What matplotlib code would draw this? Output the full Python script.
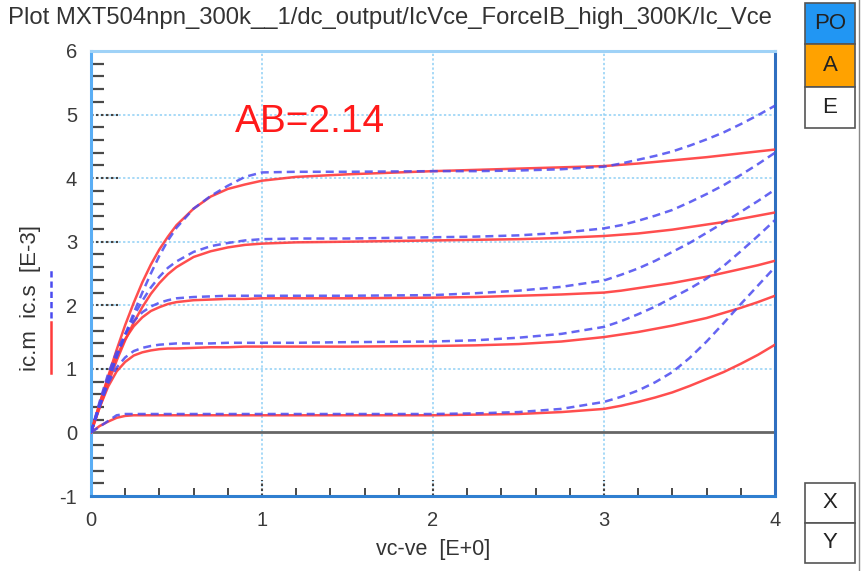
import matplotlib
matplotlib.use("Agg")
import matplotlib.pyplot as plt
from matplotlib.patches import Rectangle
from matplotlib.lines import Line2D
import matplotlib.transforms as mtransforms

plt.rcParams['font.family'] = ['Liberation Sans', 'DejaVu Sans']
plt.rcParams['axes.unicode_minus'] = False

# ---------------- data ----------------
vce = [0, 0.05, 0.1, 0.15, 0.2, 0.25, 0.3, 0.35, 0.4, 0.45, 0.5, 0.6, 0.7, 0.8,
       0.9, 1.0, 1.2, 1.5, 2.0, 2.25, 2.5, 2.75, 3.0, 3.1, 3.2, 3.3, 3.4, 3.5, 3.6,
       3.7, 3.8, 3.9, 4.0]

# measured ic.m [E-3] (red solid)
icm_1 = [0, 0.45, 0.88, 1.30, 1.69, 2.04, 2.36, 2.64, 2.88, 3.08, 3.26, 3.52, 3.71, 3.83,
         3.90, 3.96, 4.02, 4.06, 4.11, 4.13, 4.15, 4.17,
         4.19, 4.21, 4.23, 4.255, 4.28, 4.305, 4.33, 4.36, 4.39, 4.42, 4.45]
icm_2 = [0, 0.39, 0.77, 1.13, 1.45, 1.73, 1.97, 2.18, 2.35, 2.49, 2.60, 2.76, 2.85, 2.91,
         2.95, 2.97, 2.99, 3.00, 3.02, 3.03, 3.04, 3.06,
         3.09, 3.11, 3.13, 3.16, 3.19, 3.23, 3.27, 3.31, 3.36, 3.41, 3.46]
icm_3 = [0, 0.45, 0.86, 1.20, 1.47, 1.67, 1.81, 1.91, 1.97, 2.02, 2.05, 2.08, 2.09, 2.10,
         2.10, 2.11, 2.11, 2.11, 2.12, 2.13, 2.15, 2.17,
         2.20, 2.23, 2.27, 2.31, 2.35, 2.40, 2.45, 2.51, 2.57, 2.63, 2.70]
icm_4 = [0, 0.39, 0.72, 0.96, 1.11, 1.21, 1.26, 1.29, 1.31, 1.32, 1.32, 1.33, 1.34, 1.34,
         1.35, 1.35, 1.35, 1.35, 1.36, 1.37, 1.39, 1.43,
         1.50, 1.54, 1.58, 1.63, 1.68, 1.74, 1.80, 1.88, 1.96, 2.05, 2.15]
icm_5 = [0, 0.10, 0.17, 0.23, 0.26, 0.27, 0.27, 0.27, 0.27, 0.27, 0.27, 0.27, 0.27, 0.27,
         0.27, 0.27, 0.27, 0.27, 0.27, 0.28, 0.29, 0.32,
         0.37, 0.42, 0.48, 0.55, 0.63, 0.73, 0.84, 0.95, 1.08, 1.22, 1.38]

# simulated ic.s [E-3] (blue dashed)
ics_1 = [0, 0.40, 0.80, 1.18, 1.54, 1.88, 2.20, 2.50, 2.78, 3.02, 3.22, 3.52, 3.72, 3.88,
         4.02, 4.09, 4.10, 4.10, 4.11, 4.11, 4.12, 4.14,
         4.18, 4.23, 4.29, 4.35, 4.42, 4.51, 4.61, 4.72, 4.85, 4.99, 5.14]
ics_2 = [0, 0.42, 0.82, 1.20, 1.53, 1.83, 2.07, 2.28, 2.45, 2.59, 2.69, 2.84, 2.93, 2.98,
         3.02, 3.04, 3.05, 3.05, 3.07, 3.08, 3.10, 3.14,
         3.21, 3.26, 3.33, 3.41, 3.50, 3.62, 3.75, 3.89, 4.05, 4.22, 4.40]
ics_3 = [0, 0.48, 0.92, 1.27, 1.55, 1.75, 1.89, 1.98, 2.04, 2.08, 2.11, 2.13, 2.14, 2.15,
         2.15, 2.15, 2.15, 2.15, 2.16, 2.19, 2.23, 2.29,
         2.39, 2.48, 2.58, 2.70, 2.84, 2.98, 3.14, 3.30, 3.47, 3.64, 3.82]
ics_4 = [0, 0.42, 0.77, 1.02, 1.18, 1.28, 1.33, 1.36, 1.38, 1.39, 1.40, 1.40, 1.40, 1.41,
         1.41, 1.41, 1.41, 1.42, 1.43, 1.45, 1.49, 1.55,
         1.66, 1.75, 1.86, 1.98, 2.12, 2.26, 2.42, 2.62, 2.85, 3.09, 3.34]
ics_5 = [0, 0.09, 0.18, 0.27, 0.29, 0.29, 0.29, 0.29, 0.29, 0.29, 0.29, 0.29, 0.29, 0.29,
         0.29, 0.29, 0.29, 0.29, 0.29, 0.30, 0.32, 0.37,
         0.48, 0.56, 0.66, 0.79, 0.95, 1.17, 1.43, 1.72, 2.02, 2.31, 2.60]

icm_curves = [icm_1, icm_2, icm_3, icm_4, icm_5]
ics_curves = [ics_1, ics_2, ics_3, ics_4, ics_5]

x_ticks = [0, 1, 2, 3, 4]
y_ticks = [-1, 0, 1, 2, 3, 4, 5, 6]
title = "Plot MXT504npn_300k__1/dc_output/IcVce_ForceIB_high_300K/Ic_Vce"
xlabel = "vc-ve  [E+0]"
annotation = "AB=2.14"

# ---------------- figure ----------------
W, H = 862, 571
fig = plt.figure(figsize=(W / 100, H / 100), dpi=100)
ax = fig.add_axes([91 / W, 1 - 496 / H, (775 - 91) / W, (496 - 51) / H])
ax.set_xlim(0, 4)
ax.set_ylim(-1, 6)

grid_col = '#8fd0f5'
for gx in [1, 2, 3]:
    ax.axvline(gx, color=grid_col, lw=1.1, ls=(0, (1.5, 1.5)), zorder=1)
for gy in [1, 2, 3, 4, 5]:
    ax.axhline(gy, color=grid_col, lw=1.1, ls=(0, (1.5, 1.5)), zorder=1)

# dark dotted stubs at major ticks
ytr = mtransforms.blended_transform_factory(ax.transAxes, ax.transData)
for gy in [1, 2, 3, 4, 5]:
    ax.add_line(Line2D([0, 27 / 684], [gy, gy], transform=ytr, color='#444444',
                       lw=1.5, ls=(0, (1.2, 1.2)), zorder=2))
xtr = mtransforms.blended_transform_factory(ax.transData, ax.transAxes)
for gx in [1, 2, 3]:
    ax.add_line(Line2D([gx, gx], [0, 16 / 445], transform=xtr, color='#444444',
                       lw=1.5, ls=(0, (1.2, 1.2)), zorder=2))

ax.axhline(0, color='#666666', lw=2.0, zorder=2)

for c in icm_curves:
    ax.plot(vce, c, color='#ff3b3b', lw=1.8, alpha=0.9, zorder=3)
for c in ics_curves:
    ax.plot(vce, c, color='#4a4af0', lw=1.8, ls=(0, (3.2, 2.0)), alpha=0.85, zorder=4)

ax.text(0.84, 4.88, annotation, color='#ff1a1a', fontsize=28, ha='left', va='center',
        zorder=5)

# ticks
ax.set_xticks(x_ticks)
ax.set_yticks(y_ticks)
ax.set_xticks([0.2 * i for i in range(1, 20) if i % 5], minor=True)
ax.set_yticks([-1 + 0.2 * i for i in range(1, 35) if i % 5], minor=True)
ax.tick_params(axis='both', which='major', length=0, labelsize=14.5, labelcolor='#3a3a3a')
ax.tick_params(axis='x', which='major', pad=11)
ax.tick_params(axis='y', which='major', pad=10)
ax.tick_params(axis='y', which='minor', direction='in', length=9.4, width=1.6,
               color='#4a4a4a', left=True)
ax.tick_params(axis='x', which='minor', direction='in', length=5.8, width=1.4,
               color='#4a4a4a', bottom=True)

for side, col in [('left', '#5aaef5'), ('top', '#9fd2f7'), ('bottom', '#2f7fd0'),
                  ('right', '#2f6fc0')]:
    ax.spines[side].set_color(col)
    ax.spines[side].set_linewidth(2.2)

ax.set_xlabel(xlabel, fontsize=15.5, color='#333333', labelpad=6)

# y label with line samples
fig.text(31 / W, 1 - 298 / H, "ic.m  ic.s  [E-3]", rotation=90, fontsize=16,
         color='#333333', ha='center', va='center')
fig.add_artist(Line2D([51 / W, 51 / W], [1 - 373 / H, 1 - 322 / H], color='#ff3b3b',
                      lw=1.8, transform=fig.transFigure))
fig.add_artist(Line2D([51 / W, 51 / W], [1 - 318 / H, 1 - 268 / H], color='#4a4af0',
                      lw=1.8, ls=(0, (2.5, 1.6)), transform=fig.transFigure))

fig.text(8 / W, 1 - 18 / H, title, fontsize=17.2, color='#333333', ha='left', va='center')

# side buttons
def button(y0, y1, label, face):
    fig.add_artist(Rectangle((805 / W, 1 - y1 / H), 50 / W, (y1 - y0) / H,
                             facecolor=face, edgecolor='#555555', lw=1.2,
                             transform=fig.transFigure))
    fig.text(830 / W, 1 - (y0 + y1) / 2 / H, label, fontsize=16, color='#222222',
             ha='center', va='center')

button(3, 44, "PO", '#2196f3')
button(44, 87, "A", '#ffa200')
button(87, 128, "E", 'white')
button(483, 523, "X", 'white')
button(523, 563, "Y", 'white')
fig.add_artist(Line2D([859 / W, 859 / W], [0, 1], color='#888888', lw=1,
                      transform=fig.transFigure))

fig.savefig("out.png", dpi=100)
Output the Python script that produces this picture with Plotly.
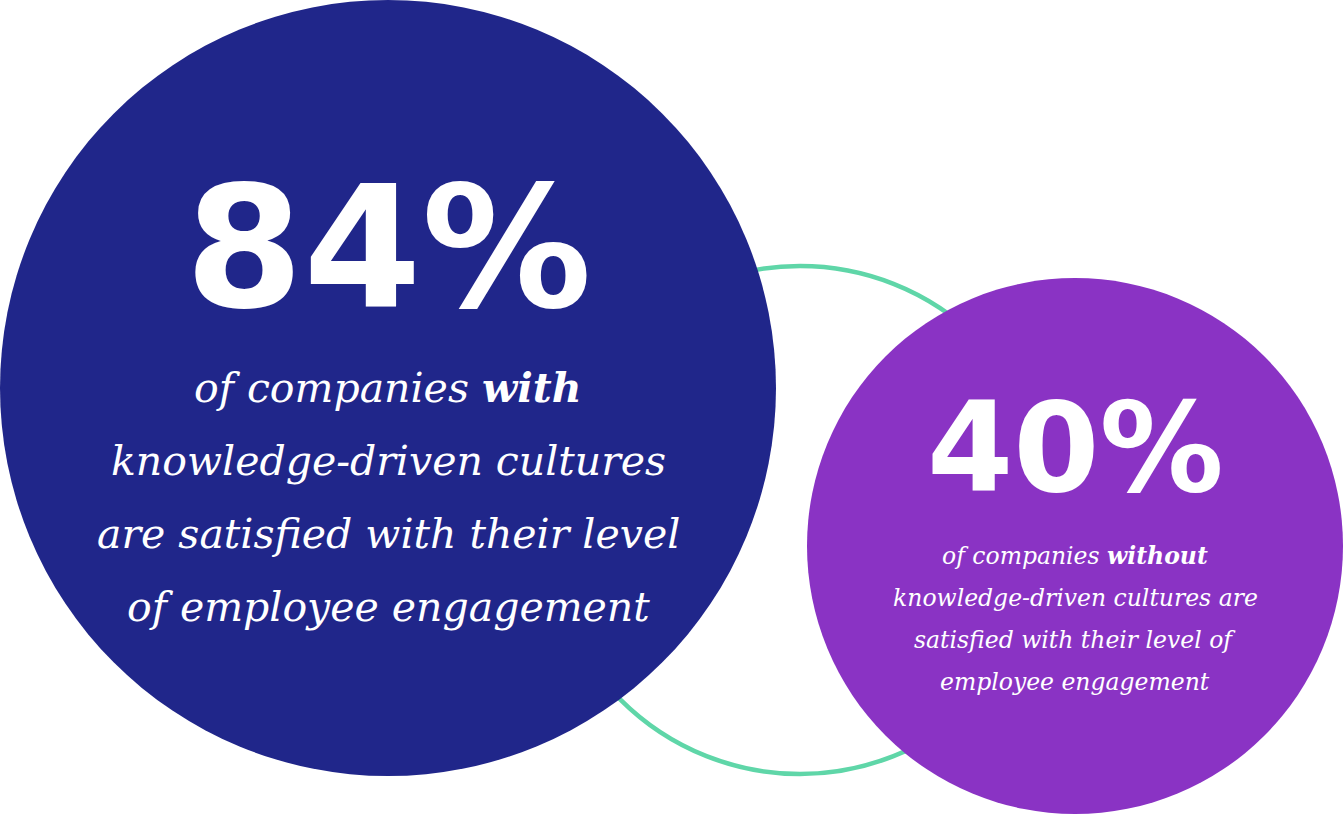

____________

Exercise: Return, please, the exact lines from the beginning of the entries above through the line containing "plt.rcParams['axes.unicode_minus'] = False", both included; pictures are left out.

Written answer:
What matplotlib code would draw this? Output the full Python script.
import matplotlib
matplotlib.use("Agg")
import matplotlib.pyplot as plt
from matplotlib.patches import Rectangle
from matplotlib.lines import Line2D
import matplotlib.transforms as mtransforms

plt.rcParams['font.family'] = ['Liberation Sans', 'DejaVu Sans']
plt.rcParams['axes.unicode_minus'] = False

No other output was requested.